Source excerpt
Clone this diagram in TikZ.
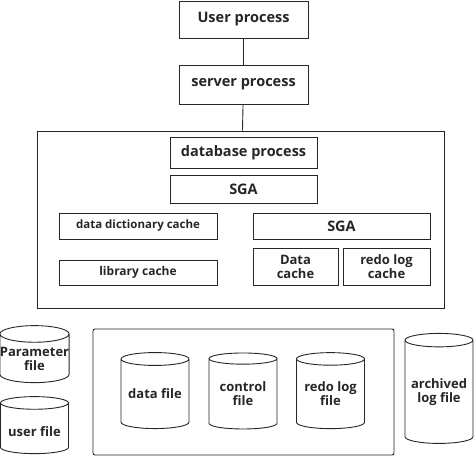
\documentclass[tikz,border=0pt]{standalone}
\usepackage{fontspec}
\setmainfont{Open Sans}
\usetikzlibrary{shapes.geometric}

\begin{document}
\begin{tikzpicture}[x=1pt, y=-1pt,
            every node/.style={align=center, inner sep=0pt, font=\bfseries\fontsize{13}{14}\selectfont},
            every path/.style={color=black!85, line width=0.9pt},
            box/.style={draw, rectangle},
            big/.style={font=\bfseries\fontsize{14.5}{16}\selectfont},
            drum/.style={draw, cylinder, shape border rotate=90, aspect=0.24, minimum width=68pt}]
        \useasboundingbox (0,0) rectangle (474,456);
        % processes
        \node[box, big, minimum width=129pt, minimum height=37pt] (user) at (243.5,19.5) {User process};
        \node[box, big, minimum width=129pt, minimum height=39pt] (server) at (243.5,84.5) {server process};
        \node[box, minimum width=407pt, minimum height=177pt] (db) at (240.5,219.5) {};
        \node[box, big, minimum width=147pt, minimum height=31pt] (dbproc) at (243.5,152.5) {database process};
        \node[box, big, minimum width=147pt, minimum height=28pt] (sgaA) at (243.5,189) {SGA};
        \node[box, font=\bfseries\fontsize{11.5}{12}\selectfont, minimum width=158pt, minimum height=26pt] (dict) at (138,226) {data dictionary cache};
        \node[box, font=\bfseries\fontsize{12}{13}\selectfont, minimum width=158pt, minimum height=25pt] (lib) at (138,272.5) {library cache};
        \node[box, big, minimum width=177pt, minimum height=26pt] (sgaB) at (341.5,226) {SGA};
        \node[box, minimum width=85pt, minimum height=37pt] (datacache) at (295.5,266.5) {Data\\cache};
        \node[box, minimum width=87pt, minimum height=37pt] (redocache) at (386.5,266.5) {redo log\\cache};
        % files
        \node[box, rounded corners=2pt, minimum width=301pt, minimum height=126pt] (files) at (243.5,392) {};
        \node[drum, minimum height=57pt] (param) at (34.5,358.5) {Parameter\\file};
        \node[drum, minimum height=57pt] (userfile) at (34.5,428.5) {\\[3pt]user file};
        \node[drum, minimum height=76pt] (datafile) at (155,394) {data file};
        \node[drum, minimum height=76pt] (control) at (243,394) {control\\file};
        \node[drum, minimum height=76pt] (redofile) at (330.5,394) {redo log\\file};
        \node[drum, minimum height=110pt] (archived) at (439,392) {archived\\log file};
        \draw (user) -- (server);
        \draw (server) -- (db);
\end{tikzpicture}
\end{document}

Set exercise
Exclude every picture and copy the remaining data exactly.

Correct answer
Clone this diagram in TikZ.
\documentclass[tikz,border=0pt]{standalone}
\usepackage{fontspec}
\setmainfont{Open Sans}
\usetikzlibrary{shapes.geometric}

\begin{document}
\begin{tikzpicture}[x=1pt, y=-1pt,
            every node/.style={align=center, inner sep=0pt, font=\bfseries\fontsize{13}{14}\selectfont},
            every path/.style={color=black!85, line width=0.9pt},
            box/.style={draw, rectangle},
            big/.style={font=\bfseries\fontsize{14.5}{16}\selectfont},
            drum/.style={draw, cylinder, shape border rotate=90, aspect=0.24, minimum width=68pt}]
        \useasboundingbox (0,0) rectangle (474,456);
        % processes
        \node[box, big, minimum width=129pt, minimum height=37pt] (user) at (243.5,19.5) {User process};
        \node[box, big, minimum width=129pt, minimum height=39pt] (server) at (243.5,84.5) {server process};
        \node[box, minimum width=407pt, minimum height=177pt] (db) at (240.5,219.5) {};
        \node[box, big, minimum width=147pt, minimum height=31pt] (dbproc) at (243.5,152.5) {database process};
        \node[box, big, minimum width=147pt, minimum height=28pt] (sgaA) at (243.5,189) {SGA};
        \node[box, font=\bfseries\fontsize{11.5}{12}\selectfont, minimum width=158pt, minimum height=26pt] (dict) at (138,226) {data dictionary cache};
        \node[box, font=\bfseries\fontsize{12}{13}\selectfont, minimum width=158pt, minimum height=25pt] (lib) at (138,272.5) {library cache};
        \node[box, big, minimum width=177pt, minimum height=26pt] (sgaB) at (341.5,226) {SGA};
        \node[box, minimum width=85pt, minimum height=37pt] (datacache) at (295.5,266.5) {Data\\cache};
        \node[box, minimum width=87pt, minimum height=37pt] (redocache) at (386.5,266.5) {redo log\\cache};
        % files
        \node[box, rounded corners=2pt, minimum width=301pt, minimum height=126pt] (files) at (243.5,392) {};
        \node[drum, minimum height=57pt] (param) at (34.5,358.5) {Parameter\\file};
        \node[drum, minimum height=57pt] (userfile) at (34.5,428.5) {\\[3pt]user file};
        \node[drum, minimum height=76pt] (datafile) at (155,394) {data file};
        \node[drum, minimum height=76pt] (control) at (243,394) {control\\file};
        \node[drum, minimum height=76pt] (redofile) at (330.5,394) {redo log\\file};
        \node[drum, minimum height=110pt] (archived) at (439,392) {archived\\log file};
        \draw (user) -- (server);
        \draw (server) -- (db);
\end{tikzpicture}
\end{document}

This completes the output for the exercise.